The Real Difference Between Brut And Extra Dry Champagne

Whether you're crafting bubbly brunchtime cocktails or popping corks to celebrate the new year, sometimes nothing will fit the bill but champagne (or, okay, maybe a less-pricey prosecco or cava). But these sparkling wines, including champagne, are further delineated by different varieties, such as brut and extra dry. Is there really a major distinction between these two designations?

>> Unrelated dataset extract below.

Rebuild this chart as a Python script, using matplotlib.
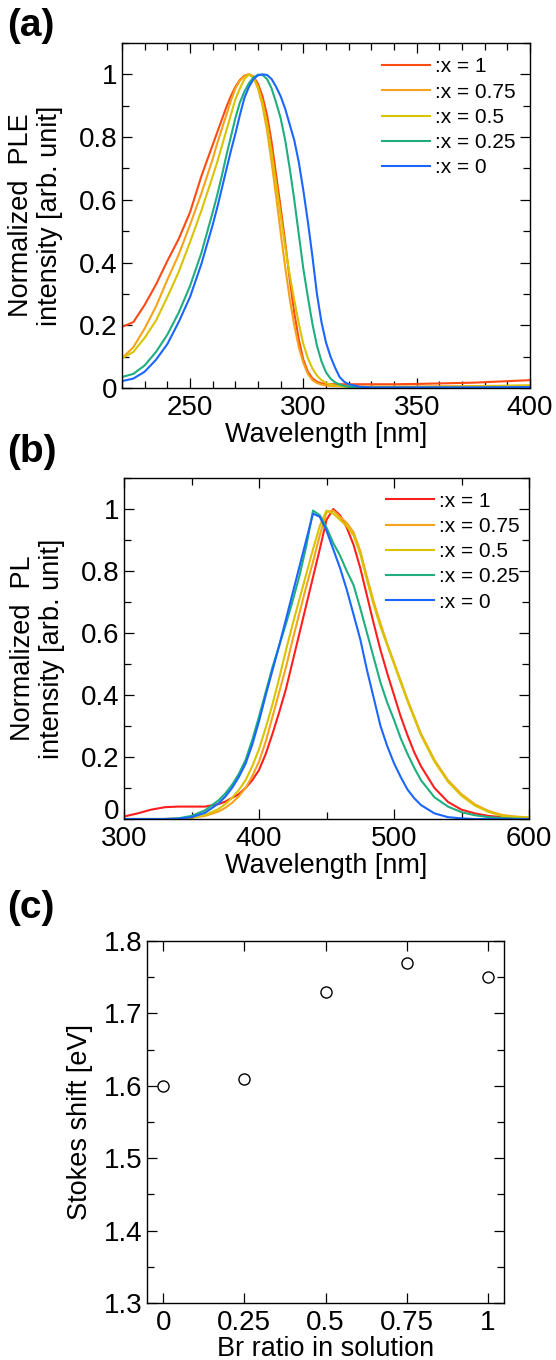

First, a quick primer on champagne production: This often-expensive sparkling wine is so called because it must be produced in the Champagne region of France and created from a small selection of possible grape varieties, with its making closely guarded by a governing body (via WineCountry). The two-part fermentation process involves adding a certain amount of sugar, among other ingredients — and it's the sugar content that dictates the labeling on the bottle, such as brut or extra dry.

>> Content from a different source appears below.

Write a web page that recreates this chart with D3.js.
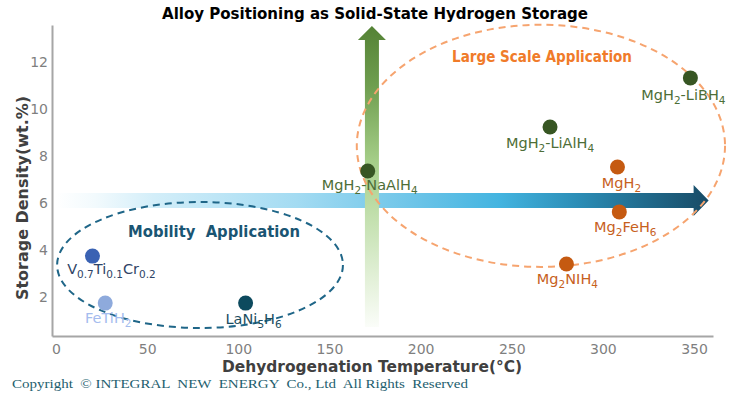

According to Wine Folly, the appropriate amount of sugar is added before corking the bottle, and it's considered a necessary step to counteract the acidity and sour taste that are natural features of a sparkling wine like champagne.

Comparing sugar levels in extra dry and brut champagne

As an umbrella term, brut can actually reflect various levels of sugar content — from driest to sweetest, there's brut nature, extra brut, and brut (via BKWine Magazine). The next groups, from driest to sweetest, are extra dry, sec or dry, demi-sec, and doux. In terms of sugar content per liter, Wine Folly notes that brut nature has zero to three grams, extra brut has up to six grams, brut has up to 12 grams, and extra dry has 12 to 17 grams. (The three sweetest — sec or dry, demi-sec, and doux — can contain from 17 to more than 50 grams.)

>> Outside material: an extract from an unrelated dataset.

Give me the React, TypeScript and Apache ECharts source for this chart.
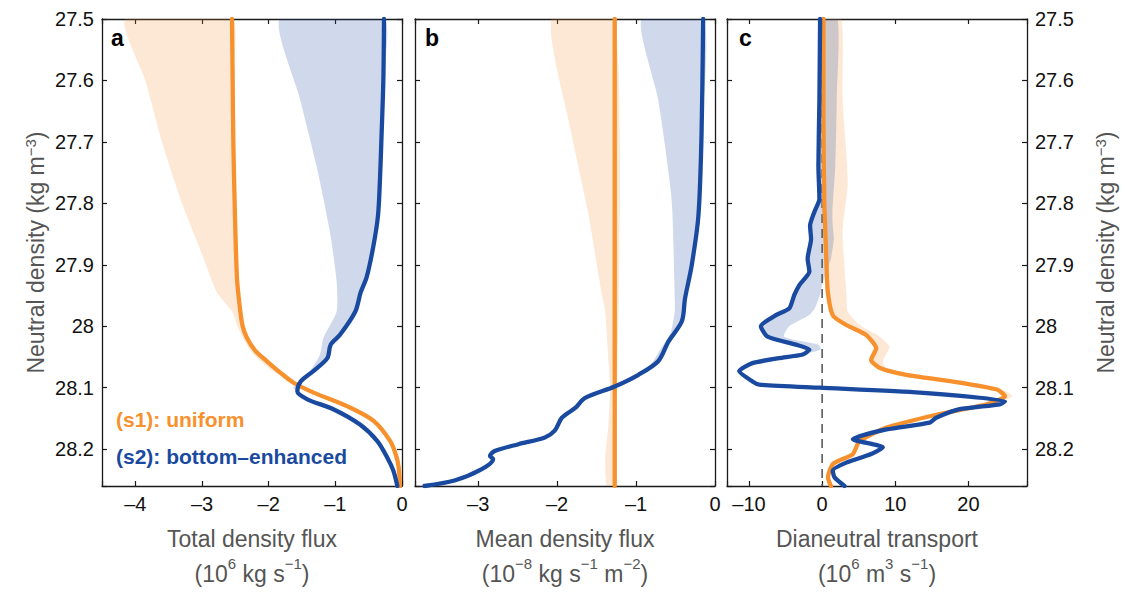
import React, { useEffect, useRef } from 'react';
import * as echarts from 'echarts';

const FONT = '"Liberation Sans", Arial, Helvetica, sans-serif';
const ORANGE = '#F7912D';
const BLUE = '#1A4A9F';
const ORANGE_FILL = 'rgba(246,141,46,0.2)';
const BLUE_FILL = 'rgba(27,75,160,0.21)';
const NAME_GRAY = '#555555';

// ---------- Panel a: total density flux (10^6 kg s^-1) ----------
const A_S1_DENS = [27.5, 27.6, 27.7, 27.8, 27.922, 27.976, 28.0, 28.019, 28.04, 28.057, 28.075, 28.092, 28.108, 28.13, 28.154, 28.187, 28.21, 28.23, 28.26];
const A_S1_FLUX = [-2.55, -2.54, -2.53, -2.51, -2.475, -2.425, -2.39, -2.325, -2.2, -2.025, -1.83, -1.626, -1.326, -0.825, -0.426, -0.176, -0.09, -0.05, -0.03];
const A_S1_BAND_DENS = [27.5, 27.6, 27.7, 27.8, 27.874, 27.944, 27.976, 28.0, 28.03, 28.05, 28.072, 28.092];
const A_S1_BAND_LOW = [-4.15, -3.85, -3.6, -3.3, -3.03, -2.78, -2.55, -2.47, -2.33, -2.19, -1.95, -1.626];

const A_S2_DENS = [27.5, 27.6, 27.7, 27.76, 27.82, 27.87, 27.92, 27.945, 27.976, 28.014, 28.03, 28.052, 28.073, 28.09, 28.106, 28.119, 28.135, 28.16, 28.187, 28.214, 28.235, 28.26];
const A_S2_FLUX = [-0.27, -0.28, -0.31, -0.33, -0.36, -0.43, -0.53, -0.62, -0.7, -0.93, -1.07, -1.12, -1.33, -1.52, -1.57, -1.42, -1.03, -0.63, -0.37, -0.22, -0.13, -0.07];
const A_S2_BAND_DENS = [27.5, 27.63, 27.74, 27.847, 27.928, 27.976, 28.019, 28.046, 28.073, 28.1, 28.106];
const A_S2_BAND_LOW = [-1.83, -1.53, -1.28, -1.08, -0.98, -0.98, -1.18, -1.23, -1.38, -1.63, -1.57];

// ---------- Panel b: mean density flux (10^-8 kg s^-1 m^-2) ----------
const B_S1_DENS = [27.5, 28.26];
const B_S1_FLUX = [-1.27, -1.27];
const B_S1_BAND_DENS = [27.5, 27.685, 27.82, 27.944, 27.976, 28.057, 28.1, 28.16, 28.214, 28.26];
const B_S1_BAND_LOW = [-2.07, -1.82, -1.6, -1.44, -1.39, -1.35, -1.33, -1.35, -1.39, -1.37];

const B_S2_DENS = [27.5, 27.685, 27.82, 27.901, 27.955, 27.992, 28.025, 28.057, 28.079, 28.098, 28.117, 28.133, 28.149, 28.17, 28.181, 28.192, 28.203, 28.211, 28.216, 28.233, 28.251, 28.26];
const B_S2_FLUX = [-0.15, -0.17, -0.21, -0.295, -0.38, -0.42, -0.59, -0.72, -0.97, -1.27, -1.65, -1.77, -1.94, -2.03, -2.155, -2.49, -2.79, -2.85, -2.81, -2.96, -3.3, -3.68];
const B_S2_BAND_DENS = [27.5, 27.631, 27.793, 27.955, 27.976, 28.01, 28.035, 28.06, 28.079];
const B_S2_BAND_LOW = [-0.93, -0.72, -0.55, -0.51, -0.51, -0.56, -0.68, -0.8, -0.97];

// ---------- Panel c: dianeutral transport (10^6 m^3 s^-1) ----------
const C_S1_DENS = [27.5, 27.6, 27.7, 27.8, 27.85, 27.9, 27.944, 27.982, 27.998, 28.014, 28.036, 28.055, 28.068, 28.079, 28.09, 28.103, 28.114, 28.127, 28.144, 28.165, 28.187, 28.208, 28.224, 28.246, 28.26];
const C_S1_TRANS = [0.18, 0.18, 0.2, 0.3, 0.45, 0.6, 0.77, 1.45, 3.3, 6.0, 7.4, 6.7, 7.9, 11.5, 17.9, 23.9, 25.0, 22.5, 15.6, 8.8, 5.1, 4.2, 1.5, 0.8, 1.2];
const C_S1_BAND_DENS = [27.5, 27.631, 27.766, 27.847, 27.944, 27.976, 27.998, 28.014, 28.033, 28.057, 28.068, 28.079, 28.09, 28.103, 28.114, 28.127];
const C_S1_BAND_LOW = [0.0, 0.0, 0.05, 0.15, 0.6, 1.3, 2.8, 5.5, 7.0, 6.4, 7.6, 11.2, 17.5, 23.5, 24.5, 22.3];
const C_S1_BAND_HIGH = [2.6, 2.8, 3.5, 2.8, 3.3, 3.5, 5.1, 7.5, 9.2, 8.3, 8.8, 12.2, 18.6, 24.6, 26.0, 23.0];

const C_S2_DENS = [27.5, 27.631, 27.739, 27.793, 27.814, 27.836, 27.858, 27.89, 27.911, 27.933, 27.949, 27.971, 27.982, 28.0, 28.017, 28.03, 28.038, 28.046, 28.052, 28.06, 28.073, 28.09, 28.095, 28.1, 28.108, 28.122, 28.127, 28.135, 28.149, 28.157, 28.168, 28.184, 28.197, 28.208, 28.222, 28.235, 28.246, 28.26];
const C_S2_TRANS = [-0.28, -0.37, -0.51, -0.37, -1.06, -1.65, -1.51, -1.98, -1.74, -3.11, -3.8, -4.49, -6.31, -8.37, -7.46, -3.57, -1.74, -2.66, -5.86, -9.52, -11.34, -9.52, -8.6, -0.37, 13.35, 25.0, 24.3, 18.8, 15.6, 14.7, 8.8, 4.2, 8.3, 6.7, 3.3, 1.45, 1.7, 3.06];
const C_S2_BAND_DENS = [27.5, 27.631, 27.739, 27.793, 27.814, 27.836, 27.858, 27.89, 27.911, 27.933, 27.949, 27.971, 27.982, 28.0, 28.017, 28.03, 28.038, 28.046];
const C_S2_BAND_LOW = [-0.35, -0.45, -0.6, -0.45, -1.15, -1.75, -1.6, -2.05, -1.85, -3.2, -3.9, -4.6, -6.4, -8.5, -7.6, -3.7, -1.85, -2.7];
const C_S2_BAND_HIGH = [2.1, 2.0, 1.8, 1.5, 1.4, 1.45, 1.6, 1.2, 0.6, 0.0, -0.3, -1.0, -1.8, -4.5, -5.2, -0.5, -0.2, -2.6];

const ZERO_LINE_DENS = [27.5, 28.26];
const ZERO_LINE_X = [0, 0];

// axes
const DENS_MIN = 27.5;
const DENS_MAX = 28.26;
const DENS_STEP = 0.1;
const X_RANGES = [
  { min: -4.5, max: 0, step: 1 },
  { min: -3.8, max: 0, step: 1 },
  { min: -13, max: 28, step: 10 },
];
const X_NAMES = [
  'Total density flux\n(10{sup|6} kg s{sup|−1})',
  'Mean density flux\n(10{sup|−8} kg s{sup|−1} m{sup|−2})',
  'Dianeutral transport\n(10{sup|6} m{sup|3} s{sup|−1})',
];
const Y_NAME = 'Neutral density (kg m{sup|−3})';
const PANEL_LETTERS = ['a', 'b', 'c'];
const LEGEND_LABELS = ['(s1): uniform', '(s2): bottom–enhanced'];

const GRIDS = [
  { left: 102, top: 19, width: 300, height: 470 },
  { left: 415, top: 19, width: 300, height: 470 },
  { left: 727, top: 19, width: 300, height: 470 },
];

const pairs = (xs: number[], ds: number[]) => ds.map((d, i) => [xs[i], d]);

const fmtX = (step: number) => (v: number) => {
  const r = Math.round(v / step);
  if (Math.abs(v / step - r) > 1e-6) return '';
  const n = r * step;
  return n < 0 ? '–' + Math.abs(n) : String(n);
};
const fmtY = (v: number) => {
  const t = Math.round(v * 10);
  if (Math.abs(v * 10 - t) > 1e-6) return '';
  return String(t / 10);
};

const AXIS_COLOR = '#1a1a1a';
const TICK_FONT = 20;

function makeOption() {
  const xAxis: any[] = [];
  const yAxis: any[] = [];
  for (let i = 0; i < 3; i++) {
    const r = X_RANGES[i];
    xAxis.push({
      type: 'value', gridIndex: i, position: 'bottom', min: r.min, max: r.max,
      axisLine: { show: true, onZero: false, lineStyle: { color: AXIS_COLOR, width: 1.3 } },
      axisTick: { show: true, inside: true, length: 5, lineStyle: { color: AXIS_COLOR, width: 1.2 } },
      axisLabel: { show: true, margin: 8, color: '#111', fontSize: TICK_FONT, fontFamily: FONT, formatter: fmtX(r.step) },
      splitLine: { show: false },
      name: X_NAMES[i], nameLocation: 'middle', nameGap: 35,
      nameTextStyle: {
        color: NAME_GRAY, fontSize: 23, fontFamily: FONT, lineHeight: 35,
        rich: { sup: { color: NAME_GRAY, fontSize: 15, fontFamily: FONT, lineHeight: 15, verticalAlign: 'top' } },
      },
    });
  }
  for (let i = 0; i < 3; i++) {
    const r = X_RANGES[i];
    xAxis.push({
      type: 'value', gridIndex: i, position: 'top', min: r.min, max: r.max,
      axisLine: { show: true, onZero: false, lineStyle: { color: AXIS_COLOR, width: 1.3 } },
      axisTick: { show: true, inside: true, length: 5, lineStyle: { color: AXIS_COLOR, width: 1.2 } },
      axisLabel: { show: false },
      splitLine: { show: false },
    });
  }
  const yNameStyle = {
    color: NAME_GRAY, fontSize: 23, fontFamily: FONT, lineHeight: 26,
    rich: { sup: { color: NAME_GRAY, fontSize: 15, fontFamily: FONT, lineHeight: 12, verticalAlign: 'top' } },
  };
  for (let side = 0; side < 2; side++) {
    for (let i = 0; i < 3; i++) {
      const showLabels = (side === 0 && i === 0) || (side === 1 && i === 2);
      yAxis.push({
        type: 'value', gridIndex: i, position: side === 0 ? 'left' : 'right',
        min: DENS_MIN, max: DENS_MAX, interval: DENS_STEP, inverse: true,
        axisLine: { show: true, onZero: false, lineStyle: { color: AXIS_COLOR, width: 1.3 } },
        axisTick: { show: true, inside: true, length: 5, lineStyle: { color: AXIS_COLOR, width: 1.2 } },
        axisLabel: { show: showLabels, margin: 8, color: '#111', fontSize: TICK_FONT, fontFamily: FONT, formatter: fmtY },
        splitLine: { show: false },
        name: showLabels ? Y_NAME : '',
        nameLocation: 'middle', nameRotate: 90, nameGap: side === 0 ? 53 : 66,
        nameTextStyle: yNameStyle,
      });
    }
  }

  const band = (gi: number, lowD: number[], low: number[], highD: number[], high: number[], fill: string, z: number) => ({
    type: 'custom', xAxisIndex: gi, yAxisIndex: gi, silent: true, z, clip: true,
    data: [[low[0], lowD[0]]],
    renderItem: (_p: any, api: any) => {
      const pts: number[][] = [];
      for (let k = 0; k < lowD.length; k++) pts.push(api.coord([low[k], lowD[k]]));
      for (let k = highD.length - 1; k >= 0; k--) pts.push(api.coord([high[k], highD[k]]));
      return { type: 'polygon', shape: { points: pts, smooth: 0.2 }, style: { fill } };
    },
  });
  const bandToLine = (gi: number, lowD: number[], low: number[], lineD: number[], lineX: number[], fill: string, z: number) => {
    const last = lowD[lowD.length - 1];
    const hd: number[] = [];
    const hx: number[] = [];
    lineD.forEach((d, k) => { if (d <= last + 1e-9) { hd.push(d); hx.push(lineX[k]); } });
    return band(gi, lowD, low, hd, hx, fill, z);
  };
  const line = (gi: number, xs: number[], ds: number[], color: string, z: number, smooth = 0.3) => ({
    type: 'line', xAxisIndex: gi, yAxisIndex: gi, data: pairs(xs, ds), showSymbol: false, symbol: 'none',
    smooth, z, silent: true, clip: true,
    lineStyle: { color, width: 4.3, cap: 'round', join: 'round' },
  });

  const series: any[] = [
    bandToLine(0, A_S1_BAND_DENS, A_S1_BAND_LOW, A_S1_DENS, A_S1_FLUX, ORANGE_FILL, 1),
    bandToLine(0, A_S2_BAND_DENS, A_S2_BAND_LOW, A_S2_DENS, A_S2_FLUX, BLUE_FILL, 1),
    bandToLine(1, B_S1_BAND_DENS, B_S1_BAND_LOW, B_S1_DENS, B_S1_FLUX, ORANGE_FILL, 1),
    bandToLine(1, B_S2_BAND_DENS, B_S2_BAND_LOW, B_S2_DENS, B_S2_FLUX, BLUE_FILL, 1),
    band(2, C_S1_BAND_DENS, C_S1_BAND_LOW, C_S1_BAND_DENS, C_S1_BAND_HIGH, ORANGE_FILL, 1),
    band(2, C_S2_BAND_DENS, C_S2_BAND_LOW, C_S2_BAND_DENS, C_S2_BAND_HIGH, BLUE_FILL, 1),
    {
      type: 'line', xAxisIndex: 2, yAxisIndex: 2, data: pairs(ZERO_LINE_X, ZERO_LINE_DENS), showSymbol: false,
      symbol: 'none', z: 2, silent: true,
      lineStyle: { color: '#5a5a5a', width: 1.6, type: [9, 6] },
    },
    line(0, A_S1_FLUX, A_S1_DENS, ORANGE, 3),
    line(1, B_S1_FLUX, B_S1_DENS, ORANGE, 3, 0),
    line(2, C_S1_TRANS, C_S1_DENS, ORANGE, 3, 0.2),
    line(0, A_S2_FLUX, A_S2_DENS, BLUE, 4),
    line(1, B_S2_FLUX, B_S2_DENS, BLUE, 4),
    line(2, C_S2_TRANS, C_S2_DENS, BLUE, 4, 0.2),
  ];

  const letterX = [111, 425, 739];
  const graphic: any[] = PANEL_LETTERS.map((t, i) => ({
    type: 'text', left: letterX[i], top: 26, z: 10,
    style: { text: t, fill: '#000', font: `bold 23px ${FONT}` },
  }));
  graphic.push(
    { type: 'text', left: 116, top: 409, z: 10, style: { text: LEGEND_LABELS[0], fill: ORANGE, font: `bold 21px ${FONT}` } },
    { type: 'text', left: 116, top: 446, z: 10, style: { text: LEGEND_LABELS[1], fill: BLUE, font: `bold 21px ${FONT}` } },
  );

  return {
    animation: false,
    backgroundColor: '#ffffff',
    textStyle: { fontFamily: FONT },
    grid: GRIDS.map((g) => ({ ...g, containLabel: false })),
    xAxis, yAxis, series, graphic,
  };
}

export default function App() {
  const ref = useRef<HTMLDivElement>(null);
  useEffect(() => {
    if (!ref.current) return;
    const chart = echarts.init(ref.current, null, { renderer: 'svg' });
    chart.setOption(makeOption() as any);
    return () => chart.dispose();
  }, []);
  return <div ref={ref} style={{ position: 'absolute', left: 0, top: 0, width: 1131, height: 596, background: '#fff' }} />;
}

Therefore, brut is actually a less sweet version of champagne than extra dry. The reason for the confusing verbiage? BKWine Magazine explains that historically, champagnes were often super saccharine (we're talking more than 100 grams of sugar per liter), so varieties with significantly less sugar were deemed dry in comparison.

Regardless, whether you choose a brut or an extra dry champagne, you'll imbibe far less sugar than you'd find in many other beverages; compare two grams in a 5-ounce glass of brut to the 33 grams you'd consume in a standard Jack Daniels and Coke, for example (via Wine Folly). And, of course, that translates to fewer calories and carbs, too. We'll toast to that!